Problem details - Repeat the lines exactly from the line that contains "What TikZ code" through the line that contains "(t4) at (f4)"; leave images out and add nothing.

** START OF Input records **

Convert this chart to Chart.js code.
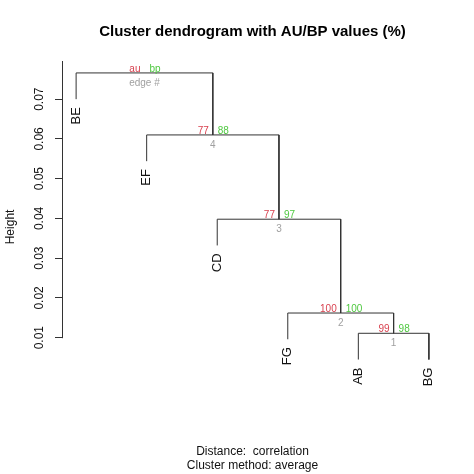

** END OF Input records **
** START OF Input records **

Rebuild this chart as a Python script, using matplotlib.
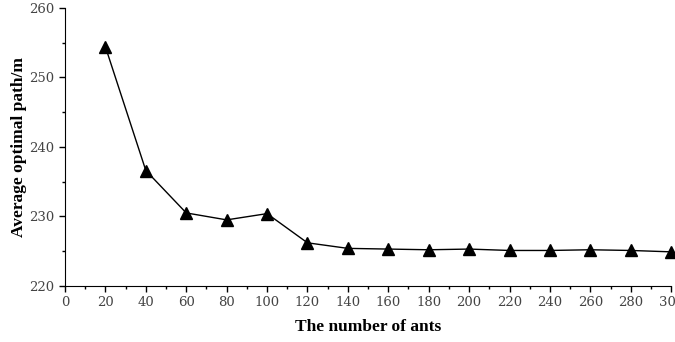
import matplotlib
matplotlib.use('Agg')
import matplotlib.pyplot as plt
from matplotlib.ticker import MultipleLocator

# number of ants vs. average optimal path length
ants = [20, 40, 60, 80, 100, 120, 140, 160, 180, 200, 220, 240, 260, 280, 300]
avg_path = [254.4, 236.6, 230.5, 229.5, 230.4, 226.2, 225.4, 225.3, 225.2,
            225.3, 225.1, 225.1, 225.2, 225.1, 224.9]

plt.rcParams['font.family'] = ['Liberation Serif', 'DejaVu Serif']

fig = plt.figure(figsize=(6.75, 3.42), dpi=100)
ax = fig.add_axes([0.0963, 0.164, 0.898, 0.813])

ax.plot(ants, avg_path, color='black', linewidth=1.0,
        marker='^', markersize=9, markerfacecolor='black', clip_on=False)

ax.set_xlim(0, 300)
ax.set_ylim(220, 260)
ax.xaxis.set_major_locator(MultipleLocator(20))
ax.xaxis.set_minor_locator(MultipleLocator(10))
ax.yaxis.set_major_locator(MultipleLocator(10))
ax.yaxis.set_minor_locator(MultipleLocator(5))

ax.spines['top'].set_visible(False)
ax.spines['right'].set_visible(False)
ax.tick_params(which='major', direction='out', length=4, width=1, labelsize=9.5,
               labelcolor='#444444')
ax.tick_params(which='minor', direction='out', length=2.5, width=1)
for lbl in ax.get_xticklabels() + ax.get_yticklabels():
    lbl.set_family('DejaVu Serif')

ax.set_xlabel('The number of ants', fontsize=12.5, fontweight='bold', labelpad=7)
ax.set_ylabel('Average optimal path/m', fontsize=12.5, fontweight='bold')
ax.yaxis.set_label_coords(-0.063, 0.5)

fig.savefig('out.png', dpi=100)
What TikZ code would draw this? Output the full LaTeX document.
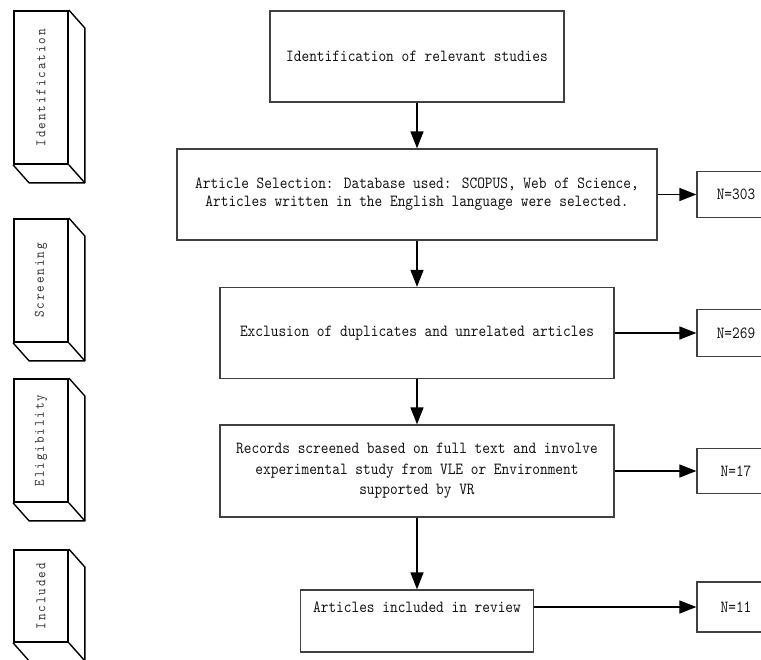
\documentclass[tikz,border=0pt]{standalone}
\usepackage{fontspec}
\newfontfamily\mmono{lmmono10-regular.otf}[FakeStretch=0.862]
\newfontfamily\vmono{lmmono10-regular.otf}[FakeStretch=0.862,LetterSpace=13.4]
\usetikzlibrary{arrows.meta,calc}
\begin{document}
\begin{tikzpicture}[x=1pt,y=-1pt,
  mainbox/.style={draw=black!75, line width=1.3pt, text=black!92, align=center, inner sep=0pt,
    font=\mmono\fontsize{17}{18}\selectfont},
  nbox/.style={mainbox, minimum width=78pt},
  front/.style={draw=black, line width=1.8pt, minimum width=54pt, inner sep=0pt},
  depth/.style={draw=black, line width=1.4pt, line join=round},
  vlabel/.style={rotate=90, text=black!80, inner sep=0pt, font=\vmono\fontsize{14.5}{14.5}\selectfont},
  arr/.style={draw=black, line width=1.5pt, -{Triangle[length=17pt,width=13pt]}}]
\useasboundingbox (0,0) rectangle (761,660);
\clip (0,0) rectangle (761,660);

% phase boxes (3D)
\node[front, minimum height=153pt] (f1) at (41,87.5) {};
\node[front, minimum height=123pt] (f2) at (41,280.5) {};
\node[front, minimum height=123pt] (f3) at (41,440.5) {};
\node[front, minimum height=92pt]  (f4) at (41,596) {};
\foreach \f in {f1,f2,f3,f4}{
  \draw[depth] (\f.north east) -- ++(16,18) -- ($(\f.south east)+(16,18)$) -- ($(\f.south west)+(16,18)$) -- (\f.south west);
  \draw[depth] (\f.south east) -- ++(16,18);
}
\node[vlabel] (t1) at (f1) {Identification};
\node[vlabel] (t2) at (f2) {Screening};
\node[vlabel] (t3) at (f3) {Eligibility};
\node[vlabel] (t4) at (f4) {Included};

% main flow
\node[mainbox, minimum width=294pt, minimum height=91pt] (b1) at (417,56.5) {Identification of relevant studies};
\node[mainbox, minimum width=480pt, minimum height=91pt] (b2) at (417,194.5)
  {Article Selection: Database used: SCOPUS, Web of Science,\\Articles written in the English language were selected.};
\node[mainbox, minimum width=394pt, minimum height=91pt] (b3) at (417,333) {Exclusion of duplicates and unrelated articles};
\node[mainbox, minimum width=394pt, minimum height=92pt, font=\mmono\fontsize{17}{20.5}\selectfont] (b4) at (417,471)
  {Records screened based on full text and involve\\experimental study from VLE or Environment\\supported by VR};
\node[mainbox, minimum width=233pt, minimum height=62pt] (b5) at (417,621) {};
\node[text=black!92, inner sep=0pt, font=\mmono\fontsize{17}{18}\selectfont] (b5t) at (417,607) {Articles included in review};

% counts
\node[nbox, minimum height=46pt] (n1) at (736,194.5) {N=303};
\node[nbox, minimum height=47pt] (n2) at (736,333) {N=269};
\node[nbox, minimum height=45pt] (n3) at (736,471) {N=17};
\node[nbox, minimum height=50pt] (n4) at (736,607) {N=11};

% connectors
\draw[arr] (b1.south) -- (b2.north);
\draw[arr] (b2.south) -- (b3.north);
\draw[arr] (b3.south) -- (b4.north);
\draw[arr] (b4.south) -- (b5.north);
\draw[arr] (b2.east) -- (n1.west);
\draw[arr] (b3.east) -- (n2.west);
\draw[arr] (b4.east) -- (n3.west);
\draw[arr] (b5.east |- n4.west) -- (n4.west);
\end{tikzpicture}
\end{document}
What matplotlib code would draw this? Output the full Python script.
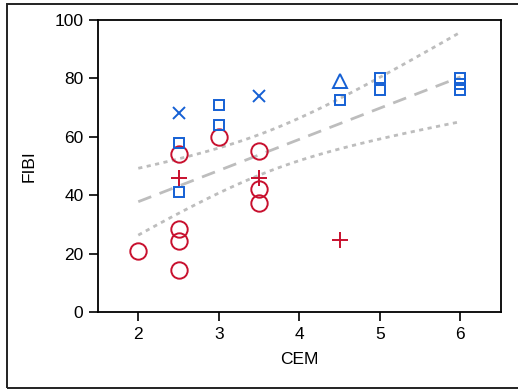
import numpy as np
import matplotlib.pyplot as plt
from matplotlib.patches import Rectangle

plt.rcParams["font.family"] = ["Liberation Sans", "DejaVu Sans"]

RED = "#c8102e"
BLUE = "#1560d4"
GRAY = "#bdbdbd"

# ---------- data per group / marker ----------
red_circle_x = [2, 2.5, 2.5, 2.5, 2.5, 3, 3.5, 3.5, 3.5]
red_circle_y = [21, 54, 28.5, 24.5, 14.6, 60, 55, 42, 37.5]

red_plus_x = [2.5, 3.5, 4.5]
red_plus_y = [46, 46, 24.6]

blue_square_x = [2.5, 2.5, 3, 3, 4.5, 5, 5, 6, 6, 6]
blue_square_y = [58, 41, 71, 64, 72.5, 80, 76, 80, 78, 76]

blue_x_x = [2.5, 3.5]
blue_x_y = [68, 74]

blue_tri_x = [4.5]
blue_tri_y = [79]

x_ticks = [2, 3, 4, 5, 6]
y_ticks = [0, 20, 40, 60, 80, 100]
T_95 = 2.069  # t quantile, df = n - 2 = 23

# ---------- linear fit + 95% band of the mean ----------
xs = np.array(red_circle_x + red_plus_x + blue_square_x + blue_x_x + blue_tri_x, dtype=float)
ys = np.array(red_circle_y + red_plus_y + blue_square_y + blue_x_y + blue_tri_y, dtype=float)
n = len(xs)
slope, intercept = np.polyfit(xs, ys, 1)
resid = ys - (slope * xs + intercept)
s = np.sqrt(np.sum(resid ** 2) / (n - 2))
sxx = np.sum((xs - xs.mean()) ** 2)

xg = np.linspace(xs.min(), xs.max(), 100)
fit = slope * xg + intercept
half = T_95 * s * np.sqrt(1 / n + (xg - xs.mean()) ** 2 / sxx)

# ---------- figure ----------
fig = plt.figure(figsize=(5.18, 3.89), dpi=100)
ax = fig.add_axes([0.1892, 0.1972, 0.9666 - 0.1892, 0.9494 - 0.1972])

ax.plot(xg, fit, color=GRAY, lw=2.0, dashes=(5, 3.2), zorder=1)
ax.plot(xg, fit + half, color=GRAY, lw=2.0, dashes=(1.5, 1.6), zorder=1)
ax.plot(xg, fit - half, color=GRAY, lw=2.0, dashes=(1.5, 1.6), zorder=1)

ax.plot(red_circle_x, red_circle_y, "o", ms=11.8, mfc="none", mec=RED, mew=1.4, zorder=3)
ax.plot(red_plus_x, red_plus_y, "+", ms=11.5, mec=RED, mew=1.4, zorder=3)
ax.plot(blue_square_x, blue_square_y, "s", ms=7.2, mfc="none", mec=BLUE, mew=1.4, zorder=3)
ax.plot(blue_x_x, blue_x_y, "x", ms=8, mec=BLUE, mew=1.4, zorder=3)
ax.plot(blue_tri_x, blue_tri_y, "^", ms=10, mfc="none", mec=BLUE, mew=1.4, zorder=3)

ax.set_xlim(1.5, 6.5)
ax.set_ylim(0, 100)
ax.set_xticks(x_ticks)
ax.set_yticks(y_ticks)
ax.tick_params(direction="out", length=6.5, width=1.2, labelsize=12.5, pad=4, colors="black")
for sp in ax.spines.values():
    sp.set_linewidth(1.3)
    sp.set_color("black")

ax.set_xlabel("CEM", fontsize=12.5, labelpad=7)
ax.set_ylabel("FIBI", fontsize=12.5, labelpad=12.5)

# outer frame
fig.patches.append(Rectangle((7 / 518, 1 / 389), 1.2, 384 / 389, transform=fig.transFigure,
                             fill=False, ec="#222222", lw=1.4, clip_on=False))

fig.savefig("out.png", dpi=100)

** END OF Input records **

Task response -
What TikZ code would draw this? Output the full LaTeX document.
\documentclass[tikz,border=0pt]{standalone}
\usepackage{fontspec}
\newfontfamily\mmono{lmmono10-regular.otf}[FakeStretch=0.862]
\newfontfamily\vmono{lmmono10-regular.otf}[FakeStretch=0.862,LetterSpace=13.4]
\usetikzlibrary{arrows.meta,calc}
\begin{document}
\begin{tikzpicture}[x=1pt,y=-1pt,
  mainbox/.style={draw=black!75, line width=1.3pt, text=black!92, align=center, inner sep=0pt,
    font=\mmono\fontsize{17}{18}\selectfont},
  nbox/.style={mainbox, minimum width=78pt},
  front/.style={draw=black, line width=1.8pt, minimum width=54pt, inner sep=0pt},
  depth/.style={draw=black, line width=1.4pt, line join=round},
  vlabel/.style={rotate=90, text=black!80, inner sep=0pt, font=\vmono\fontsize{14.5}{14.5}\selectfont},
  arr/.style={draw=black, line width=1.5pt, -{Triangle[length=17pt,width=13pt]}}]
\useasboundingbox (0,0) rectangle (761,660);
\clip (0,0) rectangle (761,660);

% phase boxes (3D)
\node[front, minimum height=153pt] (f1) at (41,87.5) {};
\node[front, minimum height=123pt] (f2) at (41,280.5) {};
\node[front, minimum height=123pt] (f3) at (41,440.5) {};
\node[front, minimum height=92pt]  (f4) at (41,596) {};
\foreach \f in {f1,f2,f3,f4}{
  \draw[depth] (\f.north east) -- ++(16,18) -- ($(\f.south east)+(16,18)$) -- ($(\f.south west)+(16,18)$) -- (\f.south west);
  \draw[depth] (\f.south east) -- ++(16,18);
}
\node[vlabel] (t1) at (f1) {Identification};
\node[vlabel] (t2) at (f2) {Screening};
\node[vlabel] (t3) at (f3) {Eligibility};
\node[vlabel] (t4) at (f4) {Included};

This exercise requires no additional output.